### [What you will do]
Give the listing below again in full, exactly as written.
## Start Source excerpt
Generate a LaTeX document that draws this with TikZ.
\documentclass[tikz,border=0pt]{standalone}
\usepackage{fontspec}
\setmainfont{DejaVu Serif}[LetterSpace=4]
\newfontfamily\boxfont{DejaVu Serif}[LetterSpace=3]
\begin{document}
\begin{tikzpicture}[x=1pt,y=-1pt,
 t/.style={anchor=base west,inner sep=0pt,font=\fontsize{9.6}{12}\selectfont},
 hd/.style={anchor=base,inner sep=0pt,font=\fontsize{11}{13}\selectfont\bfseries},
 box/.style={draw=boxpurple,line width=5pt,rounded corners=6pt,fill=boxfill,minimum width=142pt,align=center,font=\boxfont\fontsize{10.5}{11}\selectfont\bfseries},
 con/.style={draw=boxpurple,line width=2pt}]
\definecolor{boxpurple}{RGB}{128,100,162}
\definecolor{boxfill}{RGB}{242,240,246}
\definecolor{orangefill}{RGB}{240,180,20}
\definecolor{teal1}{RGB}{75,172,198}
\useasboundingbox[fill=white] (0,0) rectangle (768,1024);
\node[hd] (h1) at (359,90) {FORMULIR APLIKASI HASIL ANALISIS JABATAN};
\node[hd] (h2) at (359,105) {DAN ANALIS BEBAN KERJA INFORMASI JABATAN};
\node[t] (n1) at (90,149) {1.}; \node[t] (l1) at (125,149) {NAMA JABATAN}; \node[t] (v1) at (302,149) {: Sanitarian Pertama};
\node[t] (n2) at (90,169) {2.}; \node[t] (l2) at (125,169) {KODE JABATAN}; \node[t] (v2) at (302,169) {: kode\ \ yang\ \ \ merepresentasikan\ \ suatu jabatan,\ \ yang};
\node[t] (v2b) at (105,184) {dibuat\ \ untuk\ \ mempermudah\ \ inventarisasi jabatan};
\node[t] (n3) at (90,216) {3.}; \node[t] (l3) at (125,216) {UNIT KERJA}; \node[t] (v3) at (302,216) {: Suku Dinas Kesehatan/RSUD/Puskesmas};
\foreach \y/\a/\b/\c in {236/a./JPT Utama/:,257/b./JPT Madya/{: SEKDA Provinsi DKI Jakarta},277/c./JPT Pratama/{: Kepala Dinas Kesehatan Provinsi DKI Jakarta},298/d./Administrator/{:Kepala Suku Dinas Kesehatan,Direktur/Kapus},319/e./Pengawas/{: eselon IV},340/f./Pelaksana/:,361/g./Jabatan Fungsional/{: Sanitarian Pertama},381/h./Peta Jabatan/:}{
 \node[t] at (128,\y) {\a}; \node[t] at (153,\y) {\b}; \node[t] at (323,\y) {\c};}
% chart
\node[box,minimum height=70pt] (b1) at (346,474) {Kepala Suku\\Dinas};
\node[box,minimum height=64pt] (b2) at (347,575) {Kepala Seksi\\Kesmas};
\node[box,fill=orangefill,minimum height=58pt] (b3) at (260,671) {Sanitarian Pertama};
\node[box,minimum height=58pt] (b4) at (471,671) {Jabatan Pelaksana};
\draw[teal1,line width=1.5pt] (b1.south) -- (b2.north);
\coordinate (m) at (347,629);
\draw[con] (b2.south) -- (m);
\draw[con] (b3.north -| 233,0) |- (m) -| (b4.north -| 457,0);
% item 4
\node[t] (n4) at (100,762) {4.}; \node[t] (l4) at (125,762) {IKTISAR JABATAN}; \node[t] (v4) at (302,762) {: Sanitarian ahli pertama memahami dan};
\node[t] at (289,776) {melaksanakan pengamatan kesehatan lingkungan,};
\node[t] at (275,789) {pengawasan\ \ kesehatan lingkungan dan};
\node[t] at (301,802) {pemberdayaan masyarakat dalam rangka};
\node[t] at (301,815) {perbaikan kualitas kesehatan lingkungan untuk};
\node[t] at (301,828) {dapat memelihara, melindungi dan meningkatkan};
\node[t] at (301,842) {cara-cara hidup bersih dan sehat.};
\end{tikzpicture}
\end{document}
## End Source excerpt
### [Correct answer]
Generate a LaTeX document that draws this with TikZ.
\documentclass[tikz,border=0pt]{standalone}
\usepackage{fontspec}
\setmainfont{DejaVu Serif}[LetterSpace=4]
\newfontfamily\boxfont{DejaVu Serif}[LetterSpace=3]
\begin{document}
\begin{tikzpicture}[x=1pt,y=-1pt,
 t/.style={anchor=base west,inner sep=0pt,font=\fontsize{9.6}{12}\selectfont},
 hd/.style={anchor=base,inner sep=0pt,font=\fontsize{11}{13}\selectfont\bfseries},
 box/.style={draw=boxpurple,line width=5pt,rounded corners=6pt,fill=boxfill,minimum width=142pt,align=center,font=\boxfont\fontsize{10.5}{11}\selectfont\bfseries},
 con/.style={draw=boxpurple,line width=2pt}]
\definecolor{boxpurple}{RGB}{128,100,162}
\definecolor{boxfill}{RGB}{242,240,246}
\definecolor{orangefill}{RGB}{240,180,20}
\definecolor{teal1}{RGB}{75,172,198}
\useasboundingbox[fill=white] (0,0) rectangle (768,1024);
\node[hd] (h1) at (359,90) {FORMULIR APLIKASI HASIL ANALISIS JABATAN};
\node[hd] (h2) at (359,105) {DAN ANALIS BEBAN KERJA INFORMASI JABATAN};
\node[t] (n1) at (90,149) {1.}; \node[t] (l1) at (125,149) {NAMA JABATAN}; \node[t] (v1) at (302,149) {: Sanitarian Pertama};
\node[t] (n2) at (90,169) {2.}; \node[t] (l2) at (125,169) {KODE JABATAN}; \node[t] (v2) at (302,169) {: kode\ \ yang\ \ \ merepresentasikan\ \ suatu jabatan,\ \ yang};
\node[t] (v2b) at (105,184) {dibuat\ \ untuk\ \ mempermudah\ \ inventarisasi jabatan};
\node[t] (n3) at (90,216) {3.}; \node[t] (l3) at (125,216) {UNIT KERJA}; \node[t] (v3) at (302,216) {: Suku Dinas Kesehatan/RSUD/Puskesmas};
\foreach \y/\a/\b/\c in {236/a./JPT Utama/:,257/b./JPT Madya/{: SEKDA Provinsi DKI Jakarta},277/c./JPT Pratama/{: Kepala Dinas Kesehatan Provinsi DKI Jakarta},298/d./Administrator/{:Kepala Suku Dinas Kesehatan,Direktur/Kapus},319/e./Pengawas/{: eselon IV},340/f./Pelaksana/:,361/g./Jabatan Fungsional/{: Sanitarian Pertama},381/h./Peta Jabatan/:}{
 \node[t] at (128,\y) {\a}; \node[t] at (153,\y) {\b}; \node[t] at (323,\y) {\c};}
% chart
\node[box,minimum height=70pt] (b1) at (346,474) {Kepala Suku\\Dinas};
\node[box,minimum height=64pt] (b2) at (347,575) {Kepala Seksi\\Kesmas};
\node[box,fill=orangefill,minimum height=58pt] (b3) at (260,671) {Sanitarian Pertama};
\node[box,minimum height=58pt] (b4) at (471,671) {Jabatan Pelaksana};
\draw[teal1,line width=1.5pt] (b1.south) -- (b2.north);
\coordinate (m) at (347,629);
\draw[con] (b2.south) -- (m);
\draw[con] (b3.north -| 233,0) |- (m) -| (b4.north -| 457,0);
% item 4
\node[t] (n4) at (100,762) {4.}; \node[t] (l4) at (125,762) {IKTISAR JABATAN}; \node[t] (v4) at (302,762) {: Sanitarian ahli pertama memahami dan};
\node[t] at (289,776) {melaksanakan pengamatan kesehatan lingkungan,};
\node[t] at (275,789) {pengawasan\ \ kesehatan lingkungan dan};
\node[t] at (301,802) {pemberdayaan masyarakat dalam rangka};
\node[t] at (301,815) {perbaikan kualitas kesehatan lingkungan untuk};
\node[t] at (301,828) {dapat memelihara, melindungi dan meningkatkan};
\node[t] at (301,842) {cara-cara hidup bersih dan sehat.};
\end{tikzpicture}
\end{document}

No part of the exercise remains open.